> _INPUT RECORDS_
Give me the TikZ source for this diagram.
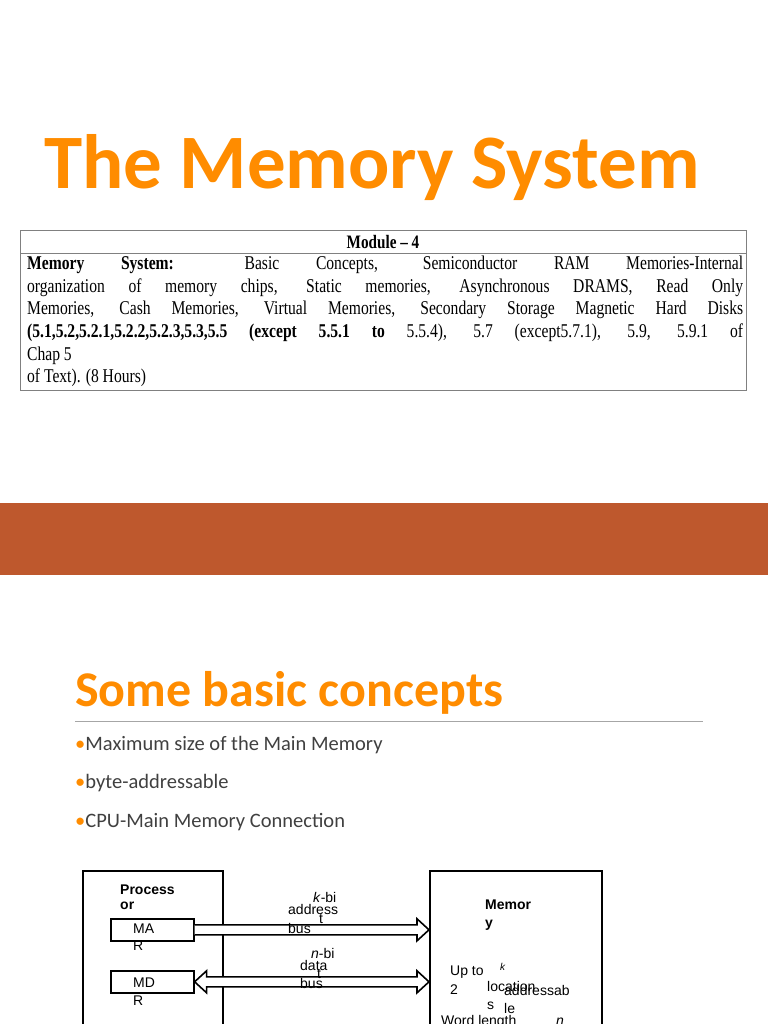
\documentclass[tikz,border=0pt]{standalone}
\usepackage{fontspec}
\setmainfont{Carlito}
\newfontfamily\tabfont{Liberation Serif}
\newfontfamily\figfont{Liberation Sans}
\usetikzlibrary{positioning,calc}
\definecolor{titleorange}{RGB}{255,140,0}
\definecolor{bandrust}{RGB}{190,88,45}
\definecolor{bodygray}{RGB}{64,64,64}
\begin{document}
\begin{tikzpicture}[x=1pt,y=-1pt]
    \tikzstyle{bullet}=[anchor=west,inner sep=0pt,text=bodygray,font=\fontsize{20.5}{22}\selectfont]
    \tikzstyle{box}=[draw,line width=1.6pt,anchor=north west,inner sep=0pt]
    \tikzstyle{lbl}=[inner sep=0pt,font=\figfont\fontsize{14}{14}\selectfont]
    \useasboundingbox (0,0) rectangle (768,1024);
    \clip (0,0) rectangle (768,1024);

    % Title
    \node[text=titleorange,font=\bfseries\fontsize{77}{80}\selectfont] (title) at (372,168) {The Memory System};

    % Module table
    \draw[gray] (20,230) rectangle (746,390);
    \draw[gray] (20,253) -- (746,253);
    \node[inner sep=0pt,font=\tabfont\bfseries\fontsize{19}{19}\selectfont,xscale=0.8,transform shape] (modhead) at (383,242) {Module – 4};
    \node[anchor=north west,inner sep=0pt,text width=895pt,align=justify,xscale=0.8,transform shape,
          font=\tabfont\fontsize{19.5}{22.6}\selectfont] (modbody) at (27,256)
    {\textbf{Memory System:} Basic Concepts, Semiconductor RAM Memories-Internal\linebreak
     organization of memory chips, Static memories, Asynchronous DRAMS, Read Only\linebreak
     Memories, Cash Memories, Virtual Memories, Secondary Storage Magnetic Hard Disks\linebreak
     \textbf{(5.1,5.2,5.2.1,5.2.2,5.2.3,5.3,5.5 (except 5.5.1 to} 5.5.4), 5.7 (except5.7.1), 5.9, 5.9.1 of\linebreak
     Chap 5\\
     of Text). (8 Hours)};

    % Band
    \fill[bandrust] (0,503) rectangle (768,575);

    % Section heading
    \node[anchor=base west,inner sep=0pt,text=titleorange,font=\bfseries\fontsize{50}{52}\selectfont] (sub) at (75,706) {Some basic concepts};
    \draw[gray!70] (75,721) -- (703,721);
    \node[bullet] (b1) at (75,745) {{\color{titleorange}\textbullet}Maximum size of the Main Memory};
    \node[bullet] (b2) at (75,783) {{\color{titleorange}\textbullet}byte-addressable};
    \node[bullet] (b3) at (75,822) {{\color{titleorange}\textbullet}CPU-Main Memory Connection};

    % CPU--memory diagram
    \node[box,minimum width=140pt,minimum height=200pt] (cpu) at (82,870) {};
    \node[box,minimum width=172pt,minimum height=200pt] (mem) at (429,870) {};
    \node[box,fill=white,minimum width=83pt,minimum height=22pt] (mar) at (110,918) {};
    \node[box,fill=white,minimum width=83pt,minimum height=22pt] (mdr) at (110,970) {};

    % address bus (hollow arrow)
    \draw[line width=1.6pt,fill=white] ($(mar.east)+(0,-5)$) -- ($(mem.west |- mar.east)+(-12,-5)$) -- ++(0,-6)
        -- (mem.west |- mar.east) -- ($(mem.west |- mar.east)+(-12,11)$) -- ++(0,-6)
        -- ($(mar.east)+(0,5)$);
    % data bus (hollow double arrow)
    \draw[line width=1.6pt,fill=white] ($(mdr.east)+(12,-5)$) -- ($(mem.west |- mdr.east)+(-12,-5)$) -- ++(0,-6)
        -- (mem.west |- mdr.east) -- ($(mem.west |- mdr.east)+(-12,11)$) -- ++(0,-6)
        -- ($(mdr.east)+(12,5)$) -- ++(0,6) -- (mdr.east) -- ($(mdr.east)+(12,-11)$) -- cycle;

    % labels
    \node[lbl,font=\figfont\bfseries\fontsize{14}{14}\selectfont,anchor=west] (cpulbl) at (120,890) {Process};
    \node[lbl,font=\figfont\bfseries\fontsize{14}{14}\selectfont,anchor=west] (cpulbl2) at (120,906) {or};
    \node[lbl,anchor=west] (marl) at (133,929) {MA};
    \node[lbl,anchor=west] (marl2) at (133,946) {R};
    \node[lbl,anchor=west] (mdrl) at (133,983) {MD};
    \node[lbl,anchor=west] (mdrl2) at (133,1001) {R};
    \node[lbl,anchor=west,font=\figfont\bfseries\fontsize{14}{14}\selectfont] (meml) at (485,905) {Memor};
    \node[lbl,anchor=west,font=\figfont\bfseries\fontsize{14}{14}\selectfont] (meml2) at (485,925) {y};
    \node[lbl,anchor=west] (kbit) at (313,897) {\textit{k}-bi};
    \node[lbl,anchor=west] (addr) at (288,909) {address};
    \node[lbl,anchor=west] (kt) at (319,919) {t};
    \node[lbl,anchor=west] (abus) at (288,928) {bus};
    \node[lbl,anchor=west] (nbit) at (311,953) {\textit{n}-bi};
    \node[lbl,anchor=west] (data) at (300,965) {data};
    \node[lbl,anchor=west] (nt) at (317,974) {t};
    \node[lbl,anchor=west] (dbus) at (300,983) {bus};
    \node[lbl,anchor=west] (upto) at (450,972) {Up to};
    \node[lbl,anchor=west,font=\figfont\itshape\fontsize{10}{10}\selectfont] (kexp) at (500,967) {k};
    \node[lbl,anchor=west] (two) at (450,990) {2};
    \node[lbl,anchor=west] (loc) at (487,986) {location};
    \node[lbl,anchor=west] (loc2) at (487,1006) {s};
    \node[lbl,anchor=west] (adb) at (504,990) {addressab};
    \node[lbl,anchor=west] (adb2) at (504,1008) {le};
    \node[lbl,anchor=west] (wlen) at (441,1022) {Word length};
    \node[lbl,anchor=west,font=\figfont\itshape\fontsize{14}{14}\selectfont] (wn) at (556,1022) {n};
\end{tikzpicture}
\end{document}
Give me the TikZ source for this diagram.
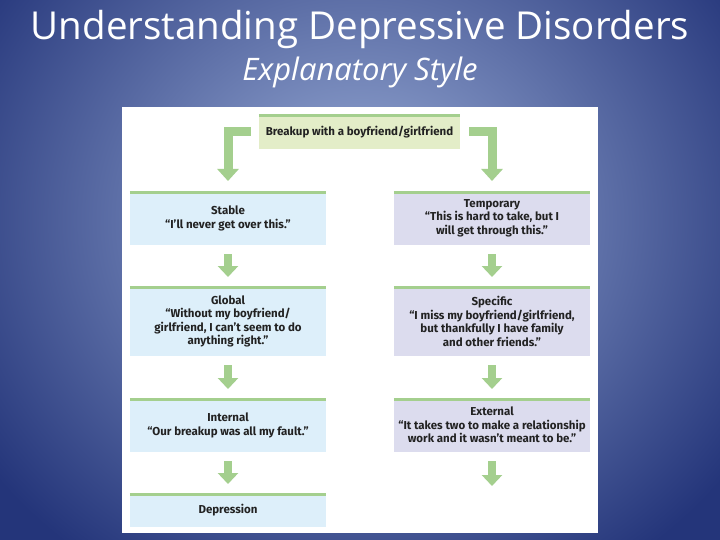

> _WRITTEN INSTRUCTION_
Pictures in the data above should not be copied; transcribe everything else exactly.

> _RESPONSE_
Give me the TikZ source for this diagram.
\documentclass[tikz,border=0pt]{standalone}
\usepackage{fontspec}
\setmainfont{Carlito}
\newfontfamily\tabfont{Liberation Serif}
\newfontfamily\figfont{Liberation Sans}
\usetikzlibrary{positioning,calc}
\definecolor{titleorange}{RGB}{255,140,0}
\definecolor{bandrust}{RGB}{190,88,45}
\definecolor{bodygray}{RGB}{64,64,64}
\begin{document}
\begin{tikzpicture}[x=1pt,y=-1pt]
    \tikzstyle{bullet}=[anchor=west,inner sep=0pt,text=bodygray,font=\fontsize{20.5}{22}\selectfont]
    \tikzstyle{box}=[draw,line width=1.6pt,anchor=north west,inner sep=0pt]
    \tikzstyle{lbl}=[inner sep=0pt,font=\figfont\fontsize{14}{14}\selectfont]
    \useasboundingbox (0,0) rectangle (768,1024);
    \clip (0,0) rectangle (768,1024);

    % Title
    \node[text=titleorange,font=\bfseries\fontsize{77}{80}\selectfont] (title) at (372,168) {The Memory System};

    % Module table
    \draw[gray] (20,230) rectangle (746,390);
    \draw[gray] (20,253) -- (746,253);
    \node[inner sep=0pt,font=\tabfont\bfseries\fontsize{19}{19}\selectfont,xscale=0.8,transform shape] (modhead) at (383,242) {Module – 4};
    \node[anchor=north west,inner sep=0pt,text width=895pt,align=justify,xscale=0.8,transform shape,
          font=\tabfont\fontsize{19.5}{22.6}\selectfont] (modbody) at (27,256)
    {\textbf{Memory System:} Basic Concepts, Semiconductor RAM Memories-Internal\linebreak
     organization of memory chips, Static memories, Asynchronous DRAMS, Read Only\linebreak
     Memories, Cash Memories, Virtual Memories, Secondary Storage Magnetic Hard Disks\linebreak
     \textbf{(5.1,5.2,5.2.1,5.2.2,5.2.3,5.3,5.5 (except 5.5.1 to} 5.5.4), 5.7 (except5.7.1), 5.9, 5.9.1 of\linebreak
     Chap 5\\
     of Text). (8 Hours)};

    % Band
    \fill[bandrust] (0,503) rectangle (768,575);

    % Section heading
    \node[anchor=base west,inner sep=0pt,text=titleorange,font=\bfseries\fontsize{50}{52}\selectfont] (sub) at (75,706) {Some basic concepts};
    \draw[gray!70] (75,721) -- (703,721);
    \node[bullet] (b1) at (75,745) {{\color{titleorange}\textbullet}Maximum size of the Main Memory};
    \node[bullet] (b2) at (75,783) {{\color{titleorange}\textbullet}byte-addressable};
    \node[bullet] (b3) at (75,822) {{\color{titleorange}\textbullet}CPU-Main Memory Connection};

    % CPU--memory diagram
    \node[box,minimum width=140pt,minimum height=200pt] (cpu) at (82,870) {};
    \node[box,minimum width=172pt,minimum height=200pt] (mem) at (429,870) {};
    \node[box,fill=white,minimum width=83pt,minimum height=22pt] (mar) at (110,918) {};
    \node[box,fill=white,minimum width=83pt,minimum height=22pt] (mdr) at (110,970) {};

    % address bus (hollow arrow)
    \draw[line width=1.6pt,fill=white] ($(mar.east)+(0,-5)$) -- ($(mem.west |- mar.east)+(-12,-5)$) -- ++(0,-6)
        -- (mem.west |- mar.east) -- ($(mem.west |- mar.east)+(-12,11)$) -- ++(0,-6)
        -- ($(mar.east)+(0,5)$);
    % data bus (hollow double arrow)
    \draw[line width=1.6pt,fill=white] ($(mdr.east)+(12,-5)$) -- ($(mem.west |- mdr.east)+(-12,-5)$) -- ++(0,-6)
        -- (mem.west |- mdr.east) -- ($(mem.west |- mdr.east)+(-12,11)$) -- ++(0,-6)
        -- ($(mdr.east)+(12,5)$) -- ++(0,6) -- (mdr.east) -- ($(mdr.east)+(12,-11)$) -- cycle;

    % labels
    \node[lbl,font=\figfont\bfseries\fontsize{14}{14}\selectfont,anchor=west] (cpulbl) at (120,890) {Process};
    \node[lbl,font=\figfont\bfseries\fontsize{14}{14}\selectfont,anchor=west] (cpulbl2) at (120,906) {or};
    \node[lbl,anchor=west] (marl) at (133,929) {MA};
    \node[lbl,anchor=west] (marl2) at (133,946) {R};
    \node[lbl,anchor=west] (mdrl) at (133,983) {MD};
    \node[lbl,anchor=west] (mdrl2) at (133,1001) {R};
    \node[lbl,anchor=west,font=\figfont\bfseries\fontsize{14}{14}\selectfont] (meml) at (485,905) {Memor};
    \node[lbl,anchor=west,font=\figfont\bfseries\fontsize{14}{14}\selectfont] (meml2) at (485,925) {y};
    \node[lbl,anchor=west] (kbit) at (313,897) {\textit{k}-bi};
    \node[lbl,anchor=west] (addr) at (288,909) {address};
    \node[lbl,anchor=west] (kt) at (319,919) {t};
    \node[lbl,anchor=west] (abus) at (288,928) {bus};
    \node[lbl,anchor=west] (nbit) at (311,953) {\textit{n}-bi};
    \node[lbl,anchor=west] (data) at (300,965) {data};
    \node[lbl,anchor=west] (nt) at (317,974) {t};
    \node[lbl,anchor=west] (dbus) at (300,983) {bus};
    \node[lbl,anchor=west] (upto) at (450,972) {Up to};
    \node[lbl,anchor=west,font=\figfont\itshape\fontsize{10}{10}\selectfont] (kexp) at (500,967) {k};
    \node[lbl,anchor=west] (two) at (450,990) {2};
    \node[lbl,anchor=west] (loc) at (487,986) {location};
    \node[lbl,anchor=west] (loc2) at (487,1006) {s};
    \node[lbl,anchor=west] (adb) at (504,990) {addressab};
    \node[lbl,anchor=west] (adb2) at (504,1008) {le};
    \node[lbl,anchor=west] (wlen) at (441,1022) {Word length};
    \node[lbl,anchor=west,font=\figfont\itshape\fontsize{14}{14}\selectfont] (wn) at (556,1022) {n};
\end{tikzpicture}
\end{document}
Give me the TikZ source for this diagram.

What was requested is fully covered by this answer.